Derrière cet aspect satirique, de loin la plus intéressante, le film est ponctué de scène de bataille, dantesque, comme Ridley Scott l'a prouvé plus d'une fois. La bataille d'Austerlitz de 1805, l'un des hauts faits de l'Empereur sacré un an plus tôt, est véritablement épique et développe le talent de stratège que fut Bonaparte. Une bataille d'une intensité folle, montrant bien l'horreur de la guerre, plongeant le spectateur au cœur de l'affrontement où des soldats russes et autrichiens se noient dans l'eau d'un lac gelé, pour ceux qui n'auraient pas été déchiquetés par la pluie d'obus ordonnée par un Napoléon au tempérament glacial.
Cependant, ces aller-retour entre scènes intimes et campagnes de guerre ne sont jamais harmonieux. Avec son montage composé d'innombrables ellipses, la fresque aura tendance à s'user durant les 2h37 qui relatent la vie de Napoléon de 1789 à 1815. Comme souvent pour les projets d'envergure destinés au grand écran, le film a subi des coupes qui se ressentent et devrait néanmoins avoir le droit à une «Director's Cut» selon le réalisateur. Une version de plus de 4h, plus harmonieuse et gommant les ellipses maladroites. Cette version, encore non officialisée, pourrait sortir directement sur la plateforme TV+ d'Apple, qui produit également le film.
Ridley Scott n'est pas seulement un féru d'histoire, mais également d'histoire de l'art et son Napoléon s'inspire directement de tableaux existant sur certaines scènes. Comme Le Sacre de Napoléon de Jacques-Louis David, ou Bonaparte devant le Sphinx par Jean-Léon Gérôme, reproduit à l'identique. Le film fait également honneur à l'histoire grâce à ses fabuleux costumes.
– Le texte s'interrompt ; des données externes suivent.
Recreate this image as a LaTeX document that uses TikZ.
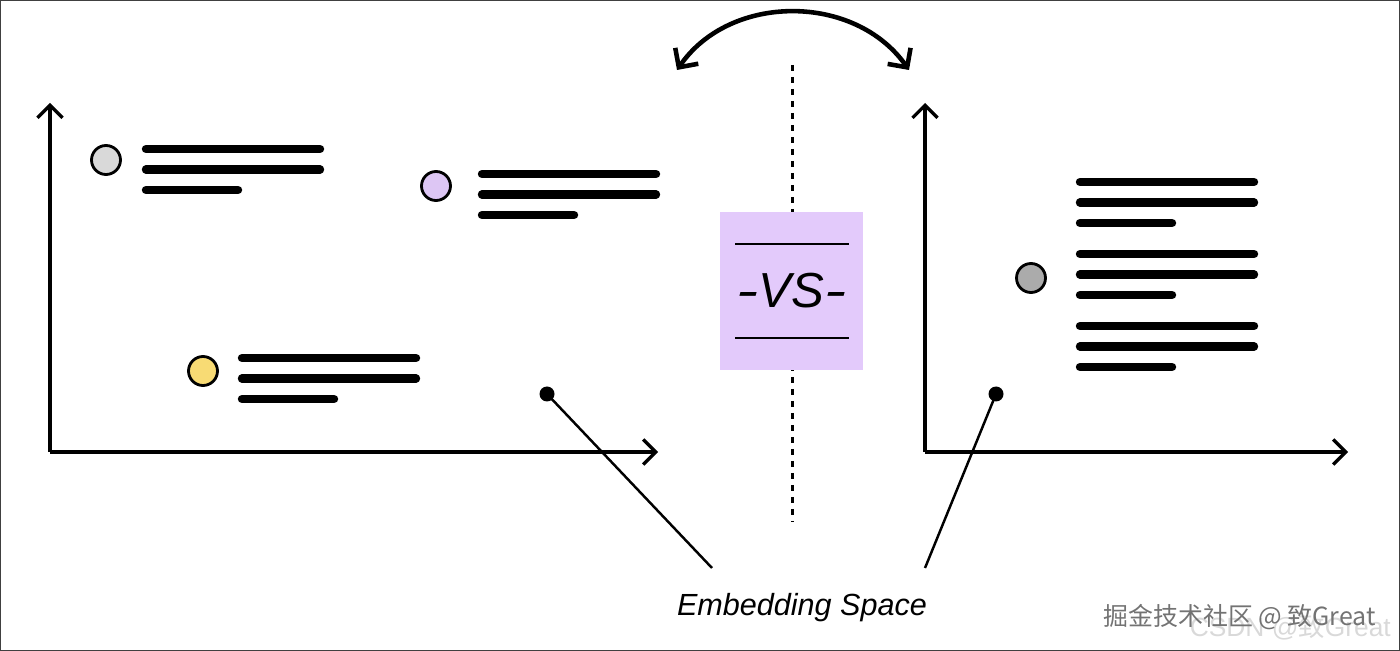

Si visuellement le film est une déclaration d'amour aux historiens, c'est sur le fond qu'il peut les froisser. De coller à la réalité, Ridley Scott, n'en a cure, c'est du cinéma et il faut raconter quelque chose, si possible visuellement, quitte à prendre des libertés avec les faits. Peu importe si Napoléon n’a jamais assisté à l’exécution de Marie-Antoinette ou fait bombarder les Pyramides, contrairement à ce qui est présenté dans le film.
Selon Joachin Phoenix qui interpète Napoleon Bonaparte, le long-métrage n’a pas pour but de retracer fidèlement et factuellement la vie d’un officier de l’armée devenu empereur des Français, mais de capturer l’essence d’un homme qui a marqué l’Histoire de l’Europe.
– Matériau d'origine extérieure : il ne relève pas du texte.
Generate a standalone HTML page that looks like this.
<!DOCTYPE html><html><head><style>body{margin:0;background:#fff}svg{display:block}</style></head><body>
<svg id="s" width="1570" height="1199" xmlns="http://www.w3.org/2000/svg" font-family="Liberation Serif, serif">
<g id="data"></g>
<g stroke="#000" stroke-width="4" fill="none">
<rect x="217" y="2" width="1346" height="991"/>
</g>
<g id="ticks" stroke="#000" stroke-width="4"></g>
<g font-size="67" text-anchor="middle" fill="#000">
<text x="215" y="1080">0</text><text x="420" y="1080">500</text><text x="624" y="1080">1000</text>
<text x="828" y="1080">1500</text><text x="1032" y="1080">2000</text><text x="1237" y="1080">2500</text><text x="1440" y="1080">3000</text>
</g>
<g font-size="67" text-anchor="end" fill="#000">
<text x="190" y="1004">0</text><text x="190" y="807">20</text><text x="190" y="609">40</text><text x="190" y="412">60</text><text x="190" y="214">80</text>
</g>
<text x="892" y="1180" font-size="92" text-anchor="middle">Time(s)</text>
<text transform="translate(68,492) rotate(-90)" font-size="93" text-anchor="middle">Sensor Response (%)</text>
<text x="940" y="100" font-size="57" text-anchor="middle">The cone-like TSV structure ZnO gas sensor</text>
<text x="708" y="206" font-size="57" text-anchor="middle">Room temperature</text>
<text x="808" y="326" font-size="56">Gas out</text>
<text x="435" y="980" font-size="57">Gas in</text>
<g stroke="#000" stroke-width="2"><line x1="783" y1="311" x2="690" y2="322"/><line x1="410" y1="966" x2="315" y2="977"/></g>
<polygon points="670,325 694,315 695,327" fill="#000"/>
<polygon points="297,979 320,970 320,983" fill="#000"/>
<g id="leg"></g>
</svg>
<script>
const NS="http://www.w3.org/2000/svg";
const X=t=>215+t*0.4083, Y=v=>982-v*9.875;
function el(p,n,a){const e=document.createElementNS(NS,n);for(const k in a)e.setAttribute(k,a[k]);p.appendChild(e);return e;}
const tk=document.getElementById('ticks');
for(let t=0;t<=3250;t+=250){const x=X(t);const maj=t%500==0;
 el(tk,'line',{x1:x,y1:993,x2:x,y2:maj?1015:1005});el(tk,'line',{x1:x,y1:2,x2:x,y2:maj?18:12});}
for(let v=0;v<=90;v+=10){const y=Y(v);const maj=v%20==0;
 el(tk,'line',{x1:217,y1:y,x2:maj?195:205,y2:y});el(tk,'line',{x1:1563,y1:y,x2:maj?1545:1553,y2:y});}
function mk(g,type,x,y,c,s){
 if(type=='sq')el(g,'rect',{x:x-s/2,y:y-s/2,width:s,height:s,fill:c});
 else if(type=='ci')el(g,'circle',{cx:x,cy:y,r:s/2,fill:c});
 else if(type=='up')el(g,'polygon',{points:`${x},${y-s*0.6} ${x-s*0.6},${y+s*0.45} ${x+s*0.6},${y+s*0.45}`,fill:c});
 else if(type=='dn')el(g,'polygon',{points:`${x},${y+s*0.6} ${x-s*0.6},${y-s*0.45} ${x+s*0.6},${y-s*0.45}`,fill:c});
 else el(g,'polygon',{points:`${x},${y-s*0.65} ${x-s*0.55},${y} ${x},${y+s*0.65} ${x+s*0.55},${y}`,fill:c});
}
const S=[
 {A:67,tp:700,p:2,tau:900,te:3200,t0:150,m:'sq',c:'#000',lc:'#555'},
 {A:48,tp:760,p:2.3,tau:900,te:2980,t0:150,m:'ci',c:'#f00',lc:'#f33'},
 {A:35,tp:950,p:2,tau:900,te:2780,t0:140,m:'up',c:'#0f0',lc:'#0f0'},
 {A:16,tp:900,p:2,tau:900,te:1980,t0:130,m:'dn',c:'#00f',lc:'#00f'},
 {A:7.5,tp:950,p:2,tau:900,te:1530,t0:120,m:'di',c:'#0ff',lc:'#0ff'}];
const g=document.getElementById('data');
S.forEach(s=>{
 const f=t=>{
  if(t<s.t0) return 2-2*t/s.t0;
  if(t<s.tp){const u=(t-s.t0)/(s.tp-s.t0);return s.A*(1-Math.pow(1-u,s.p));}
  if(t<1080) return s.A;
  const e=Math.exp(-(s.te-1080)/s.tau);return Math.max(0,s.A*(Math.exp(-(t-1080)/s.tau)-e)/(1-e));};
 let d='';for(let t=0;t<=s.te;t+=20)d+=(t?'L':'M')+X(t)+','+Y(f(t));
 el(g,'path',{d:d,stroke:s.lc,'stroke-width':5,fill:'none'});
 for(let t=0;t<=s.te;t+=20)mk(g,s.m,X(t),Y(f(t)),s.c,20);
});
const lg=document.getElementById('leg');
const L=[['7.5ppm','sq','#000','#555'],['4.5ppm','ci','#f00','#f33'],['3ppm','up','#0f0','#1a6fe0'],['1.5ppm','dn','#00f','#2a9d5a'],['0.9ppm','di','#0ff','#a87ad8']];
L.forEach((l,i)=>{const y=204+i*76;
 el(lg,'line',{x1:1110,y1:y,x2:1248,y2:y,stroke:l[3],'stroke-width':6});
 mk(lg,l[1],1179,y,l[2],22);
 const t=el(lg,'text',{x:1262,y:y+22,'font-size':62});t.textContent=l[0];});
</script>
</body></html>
Même si les faits restent souvent les faits, l’Histoire elle-même est faite de divergences d’opinions et de textes qui se contredisent partiellement. S'il est vrai que le film prend des libertés certaines, il le fait cependant sans tomber dans le révisionnisme. Comme souvent dans la fiction, le 7e art n'est pas à prendre comme valeur documentaire.
Napelon est-il est un bon film? Assurément oui, bien qu'il fasse preuve d'un désespérant classicisme sur la forme. Son déroulé tristement chronologique a parfois des allures de laborieux cours d'histoire ponctués de scènes de batailles épiques. Le film ne se révèle audacieux qu'à de trop brefs moments, quand il se concentre sur la psyché de l'homme.
Car contrairement à ce que les tableaux montrent, Napoléon est dépeint ici comme un despote pathétique qui avait pour ambition de rivaliser avec ses voisins et jouer dans la cour des grands, quitte à envoyer trois millions d'hommes à la mort en jouant à des parties de Risk grandeur nature. Rien que pour ça, merci, Ridley.